Dorset College
- Motto: Excellence Through Life-Long Learning
- Type: private
- Established: 1983
- Location: Dublin, Ireland
- Campus: Urban
- Affiliations: QQI, CIPD, PMI, ACELS, MEI, HECA
- Website: www.dorset.ie

= Dorset College =

Private third-level education provider in Dublin, Ireland

Dorset College is a private college, located in Dublin city centre. Founded in 1983, it provides training in Computing, Business, English Language, University Foundation Programmes and Healthcare. A number of its programmes are accredited by the QQI at level 5 to level 8 on the Irish National Framework , as well as this it has programmes validated by professional bodies such as CIPD, QQI ACELS (English Language) and PMI.
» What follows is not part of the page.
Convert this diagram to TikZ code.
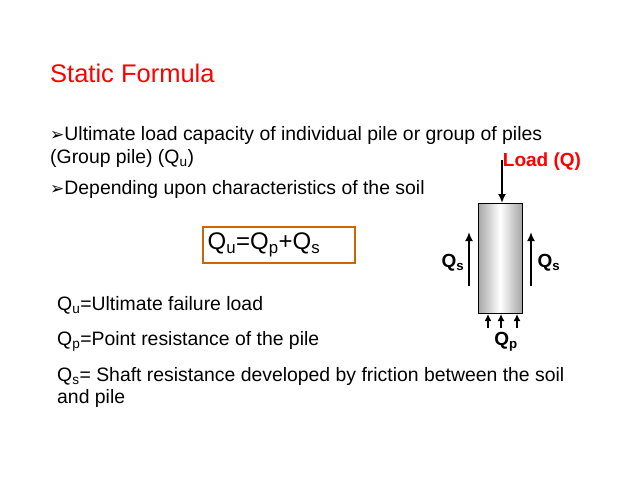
\documentclass[tikz,border=0pt]{standalone}
\usepackage{fontspec}
\setmainfont{Liberation Sans}
\newfontfamily\djv{DejaVu Sans}
\usetikzlibrary{arrows.meta}
\begin{document}
\begin{tikzpicture}[x=1pt,y=-1pt,
  txt/.style={anchor=west,inner sep=0pt,font=\fontsize{19.4}{22}\selectfont},
  lab/.style={inner sep=0pt,font=\bfseries\fontsize{19}{22}\selectfont},
  arr/.style={-{Latex[length=9pt,width=8pt]},line width=2.2pt}]
\useasboundingbox (0,0) rectangle (638,493);
\node[anchor=west,inner sep=0pt,text=red,font=\fontsize{25.5}{30}\selectfont] (title) at (50,73) {Static Formula};
\node[txt] (b1) at (50,135) {{\djv\fontsize{17}{19}\selectfont ➢}Ultimate load capacity of individual pile or group of piles};
\node[txt] (b1b) at (50,158) {(Group pile) (Q\textsubscript{u})};
\node[txt] (b2) at (50,189) {{\djv\fontsize{17}{19}\selectfont ➢}Depending upon characteristics of the soil};
\node[draw=orange!80!black,line width=1.3pt,minimum width=152pt,minimum height=36pt,inner sep=0pt] (f) at (279,245) {};
\node[inner sep=0pt,font=\fontsize{24}{28}\selectfont] at (264,245) {Q\textsubscript{u}=Q\textsubscript{p}+Q\textsubscript{s}};
\node[txt] (d1) at (57,305) {Q\textsubscript{u}=Ultimate failure load};
\node[txt] (d2) at (57,341) {Q\textsubscript{p}=Point resistance of the pile};
\node[txt] (d3) at (57,376) {Q\textsubscript{s}= Shaft resistance developed by friction between the soil};
\node[txt] (d4) at (57,398) {and pile};
% pile
\shade[left color=gray!70,right color=gray!70,middle color=white,draw=black,line width=0.6pt] (478,203) rectangle (522,313);
\coordinate (pt) at (502,203);
\coordinate (lt) at (502,160);
\draw[arr] (lt) -- (pt);
\node[lab,text=red] (load) at (542,162) {Load (Q)};
\coordinate (l1) at (469,286); \coordinate (l2) at (469,232);
\draw[arr] (l1) -- (l2);
\coordinate (r1) at (531,286); \coordinate (r2) at (531,232);
\draw[arr] (r1) -- (r2);
\node[lab] (qsl) at (453,263) {Q\textsubscript{s}};
\node[lab] (qsr) at (549,263) {Q\textsubscript{s}};
\foreach \x in {488,501,517}{\draw[-{Latex[length=7pt,width=7pt]},line width=1.8pt] (\x,328) -- (\x,314);}
\node[lab] (qp) at (506,342) {Q\textsubscript{p}};
\end{tikzpicture}
\end{document}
While many of its courses are Post Leaving Certificate and part-time professional training, it also provides a Bachelor of Business degree and a Bachelor of Business (Hons) in International Business, validated by QQI, who also validate the Bachelor of Science in Computing degree.

Dorset College is recognised by The Advisory Council for English Language Schools in Ireland (ACELS), under the auspices of The Irish Department of Education & Science, for the teaching of English as a foreign language.

In November 2021, Dorset College joined the European, Erasmus Charter in Higher Education (ECHE).

The college has four campuses, in Dorset Street, Belvedere Place, Mountjoy Square and the ABC Building in Drumcondra. There is a library. The college also offer a recruitment service to students, helping with CV preparation and interview skills.